Police Confront Customer In Swastika Mask In Same Town As Klan Hood Shopper

The incident in Santee, California, is the latest example of anti-lockdown protesters using white supremacist and anti-Semitic hate symbols.

A customer wearing a swastika face mask was confronted by deputies at a grocery store in the same Southern California community where another shopper wore a Ku Klux Klan hood just days ago ― the latest examples of white supremacist and anti-Semitic symbols being used to protest COVID-19 safety measures.

The shopper removed the swastika after being ordered to do so by deputies called to the scene at Food 4 Less in Santee on Thursday, said law enforcement authorities.

The shopper — who later identified himself to the Times of San Diego (and to police) as Santee resident Dustin Hart — uploaded a video of his confrontation with a store clerk and a pair of deputies called to the scene to deal with a “disturbance.” He claimed it was his “First Amendment” right to wear the mask. But one of the deputies pointed out that he was in a “family friendly” private store that “can make their own rules.” The officer added: “They don’t want people seeing that. It’s offensive.”

Seconds earlier, the Times reported, a store clerk asked him to remove the mask because it was “basically a hate crime.” He refused.

In a video of the incident Hart posted to BitChute, a right-wing video platform that often features hate speech, he appeared to be with his wife, who was wearing a black T-shirt with the “honkler” clown version of Pepe the Frog, a white nationalist meme.

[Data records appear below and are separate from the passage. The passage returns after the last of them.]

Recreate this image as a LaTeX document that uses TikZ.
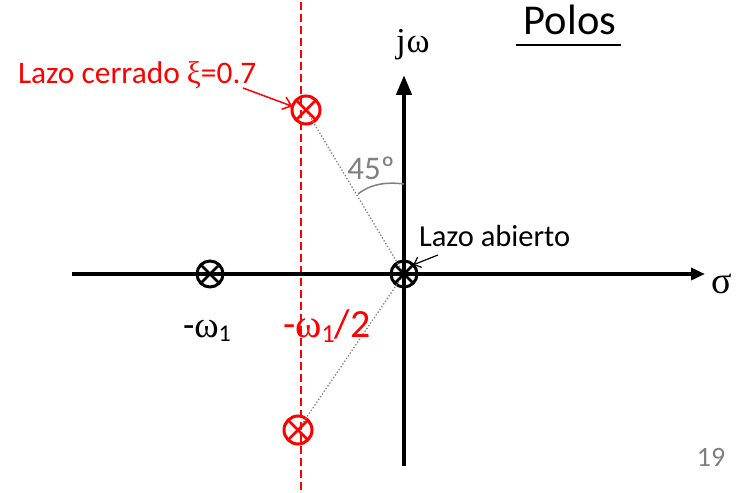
\documentclass[tikz,border=0pt]{standalone}
\usepackage{fontspec}
\setmainfont{Carlito}
\newfontfamily\gr{Liberation Serif}
\usetikzlibrary{arrows.meta}
\definecolor{lred}{RGB}{255,0,0}
\definecolor{lgray}{RGB}{128,128,128}
\begin{document}
\begin{tikzpicture}[x=1pt,y=-1pt,
  axis/.style={line width=4.5pt},
  pole/.style={circle,draw,line width=3pt,minimum size=26pt,inner sep=0pt,outer sep=0pt},
  redpole/.style={pole,draw=lred,minimum size=28pt},
  crossline/.style={line width=2.5pt},
  guide/.style={lgray,dotted,line width=1.3pt},
  lbl/.style={inner sep=0pt,outer sep=0pt}
]
\useasboundingbox (0,0) rectangle (743,492);

% red dashed line
\coordinate (dt) at (301,2);
\coordinate (db) at (301,492);
\draw[lred,dashed,dash pattern=on 8pt off 4pt,line width=1.5pt] (dt) -- (db);

% poles
\node[redpole] (pt) at (306,110) {};
\node[redpole] (pb) at (298,430) {};
\node[pole] (o) at (404,274) {};
\node[pole] (w) at (210,274) {};

% guides
\draw[guide] (pt.center) -- (o.center);
\draw[guide] (pb.center) -- (o.center);

% axes
\coordinate (xl) at (72,274);
\coordinate (xr) at (705,274);
\coordinate (yb) at (404,466);
\coordinate (yt) at (404,75);
\draw[axis,-{Triangle[length=14pt,width=12pt]}] (xl) -- (xr);
\draw[axis,-{Triangle[length=20pt,width=15pt]}] (yb) -- (yt);

% crosses
\foreach \n/\c in {pt/lred,pb/lred,o/black,w/black}{
  \draw[crossline,\c] (\n.north east) -- (\n.south west) (\n.north west) -- (\n.south east);
}

% axis labels
\node[lbl,anchor=base west] (jw) at (396,53) {\fontsize{35}{40}\selectfont\gr j\hspace{1pt}ω};
\node[lbl] (sg) at (722,284) {\fontsize{38}{44}\selectfont\gr σ};

% title
\node[lbl,anchor=base] (title) at (570,35) {\fontsize{42.5}{50}\selectfont Polos};
\draw[line width=2pt] (516,45) -- (621,45);

% 45 degree
\node[lbl,lgray] (ang) at (371,168) {\fontsize{33}{38}\selectfont 45º};
\coordinate (a1) at (358,194);
\coordinate (a2) at (404,184);
\draw[lgray,line width=1.5pt] (a1) .. controls (372,183) and (388,182) .. (a2);

% Lazo abierto
\node[lbl,anchor=base west] (la) at (419,246) {\fontsize{30.5}{36}\selectfont Lazo abierto};
\coordinate (la1) at (438,255);
\draw[line width=1.2pt,-{Straight Barb[length=6pt,width=11pt]}] (la1) -- (o.north east);

% Lazo cerrado
\node[lbl,anchor=base west,lred] (lc) at (18,84) {\fontsize{31.4}{37}\selectfont Lazo cerrado {\gr ξ}=0.7};
\coordinate (lc1) at (243,88);
\draw[lred,line width=1.5pt,-{Straight Barb[length=8pt,width=13pt]}] (lc1) -- (pt.165);

% pole labels
\node[lbl,anchor=base west] (lw) at (183,337) {\fontsize{37}{42}\selectfont -{\gr ω}\raisebox{-4pt}{\fontsize{24}{28}\selectfont 1}};
\node[lbl,anchor=base west,lred] (lw2) at (283,337) {\fontsize{40}{48}\selectfont -{\gr ω}\raisebox{-5pt}{\fontsize{26}{30}\selectfont 1}/2};

% page number
\node[lbl,lgray] (pg) at (711,457) {\fontsize{28}{34}\selectfont 19};
\end{tikzpicture}
\end{document}
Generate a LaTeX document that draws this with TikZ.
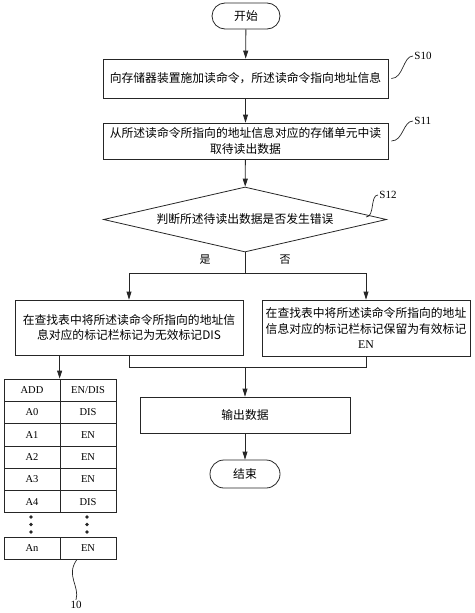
\documentclass[tikz,border=0pt]{standalone}
\usepackage{fontspec}
\setmainfont{Liberation Serif}
\newfontfamily\cjk{Noto Sans CJK SC}
\usetikzlibrary{shapes.geometric,shapes.misc,arrows.meta,calc}
\begin{document}
\begin{tikzpicture}[x=1pt,y=-1pt,
  line width=0.8pt,
  box/.style={draw=black!85, rectangle, inner sep=0pt, align=center, font=\cjk\fontsize{11.8}{15.5}\selectfont},
  term/.style={draw=black!85, rounded rectangle, minimum width=68pt, minimum height=26pt, inner sep=0pt, font=\cjk\fontsize{11.8}{14}\selectfont},
  arr/.style={draw=black!85, -{Triangle[length=8pt,width=5pt]}},
  conn/.style={draw=black!85},
  cell/.style={draw=black!85, rectangle, minimum width=56pt, minimum height=22.3pt, inner sep=0pt, font=\fontsize{10.5}{12}\selectfont},
  lbl/.style={inner sep=1pt, font=\fontsize{11}{13}\selectfont},
  clbl/.style={inner sep=1pt, font=\cjk\fontsize{11}{13}\selectfont},
  ]
\useasboundingbox (0,0) rectangle (474,613);

\node[term] (start) at (246,16) {开始};
\node[box, minimum width=285pt, minimum height=39pt] (s10) at (245.5,78.5) {向存储器装置施加读命令，所述读命令指向地址信息};
\node[box, minimum width=285pt, minimum height=36pt] (s11) at (245.5,141) {从所述读命令所指向的地址信息对应的存储单元中读\\取待读出数据};
\node[draw=black!85, diamond, aspect=4.35, minimum width=283pt, minimum height=65pt, inner sep=0pt, font=\cjk\fontsize{11.8}{14}\selectfont] (dec) at (245,219.5) {判断所述待读出数据是否发生错误};
\node[box, minimum width=228pt, minimum height=55pt] (yes) at (129,327.5) {在查找表中将所述读命令所指向的地址信\\息对应的标记栏标记为无效标记DIS};
\node[box, minimum width=208pt, minimum height=56pt] (no) at (366,328) {在查找表中将所述读命令所指向的地址\\信息对应的标记栏标记保留为有效标记\\{\rmfamily EN}};
\node[box, minimum width=210pt, minimum height=36pt] (out) at (245,415) {输出数据};
\node[term, minimum width=70pt, minimum height=28pt] (end) at (245,474) {结束};

\node[lbl, anchor=west] (l10) at (413,56) {S10};
\node[lbl, anchor=west] (l11) at (413,121) {S11};
\node[lbl, anchor=west] (l12) at (378,195) {S12};
\node[clbl] (yesl) at (205,260) {是};
\node[clbl] (nol) at (285,260) {否};

% table
\node[cell] (a0) at (32,390.15) {ADD};
\node[cell] (v0) at (88,390.15) {EN/DIS};
\node[cell] (a1) at (32,412.45) {A0};
\node[cell] (v1) at (88,412.45) {DIS};
\node[cell] (a2) at (32,434.75) {A1};
\node[cell] (v2) at (88,434.75) {EN};
\node[cell] (a3) at (32,457.05) {A2};
\node[cell] (v3) at (88,457.05) {EN};
\node[cell] (a4) at (32,479.35) {A3};
\node[cell] (v4) at (88,479.35) {EN};
\node[cell] (a5) at (32,501.65) {A4};
\node[cell] (v5) at (88,501.65) {DIS};
\node[cell] (an) at (32,548.4) {An};
\node[cell] (vn) at (88,548.4) {EN};
\foreach \yy in {517,524.5,532} {
  \fill[black!85] (31,\yy) circle (1.8);
  \fill[black!85] (87,\yy) circle (1.8);
}
\node[lbl] (l10t) at (76,605) {10};

% connectors
\draw[arr] (start) -- (s10);
\draw[arr] (s10) -- (s11);
\draw[arr] (s11) -- (dec);
\coordinate (split) at (245,273);
\draw[conn] (dec.south) -- (split);
\draw[arr] (split) -| (yes.north);
\draw[arr] (split) -| (no.north);
\coordinate (merge) at (245,367);
\draw[conn] (yes.south) |- (merge);
\draw[conn] (no.south) |- (merge);
\draw[arr] (merge) -- (out);
\draw[arr] (out) -- (end);
\draw[arr] (yes.south -| v0.west) -- (v0.north west);

% squiggles
\draw[conn, line width=0.7pt] ([xshift=3pt]s10.east) .. controls +(12,0) and +(-10,0) .. (l10.west);
\draw[conn, line width=0.7pt] ([xshift=3pt]s11.east) .. controls +(12,0) and +(-10,0) .. (l11.west);
\coordinate (s12a) at (366,217);
\draw[conn, line width=0.7pt] (s12a) .. controls +(9,0) and +(-8,0) .. (l12.west);
\draw[conn, line width=0.7pt] ([xshift=17pt]vn.south west) .. controls +(-11,16) and +(4,-14) .. (l10t.north);
\end{tikzpicture}
\end{document}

The San Diego Sheriff’s Department issued a statement saying that when deputies “asked for the symbol to be removed, the man complied.” Investigators will “continue to look into the matter,” the statement added. “The Sheriff’s Department does not condone hate or acts of intolerance. We are a county that is welcoming of people from all backgrounds.”

Hart was asked not to return to the store, reported NBC 7 in San Diego.

Clerks and customers confronted another man provocatively wearing a Ku Klux Klan hood as a face covering in a Vons supermarket in Santee just last weekend. He refused to remove the hood until shortly before he paid for his groceries and left.

Police identified that shopper at Vons on Tuesday, but did not release his name. They’re continuing to investigate, and will “pursue any appropriate charges” in that instance, said a statement.

People in the community expressed outrage — again — on Friday. San Diego County Supervisor Dianne Jacob said that such “sad, vile acts like this must not be tolerated here or anywhere else. It’s deeply offensive to the community and our entire region.”

Santee has a dark history of racist attacks and skinhead activity that earned the San Diego suburb of some 55,000 people the nicknames “Klantee” and “Santucky.”

Protests against coronavirus lockdown measures have featured hate symbols in notable instances.

The Auschwitz Museum deplored the use of a Nazi slogan by a protester in Chicago earlier this month. She held aloft a sign reading: “Arbeit Macht Frei J.B.” The phrase means “work sets you free,” and was posted at some Nazi death camps where Jews and others were worked to death or killed during World War II. “J.B.” Pritzker, the governor of Illinois, is Jewish.

Michigan Democratic Gov. Gretchen Whitmer in a recent interview condemned racist symbols, including Confederate flags and swastikas, displayed by some in a protest against stay-at-home COVID-19 safety measures at the state’s Capitol building last month.

More than two-thirds of Americans still support stay-at-home orders to slow the spread of the coronavirus, according to a HuffPost/YouGov poll published Friday. COVID-19 has killed more than 77,000 people in the U.S. as of Saturday morning, according to the latest data from Johns Hopkins University.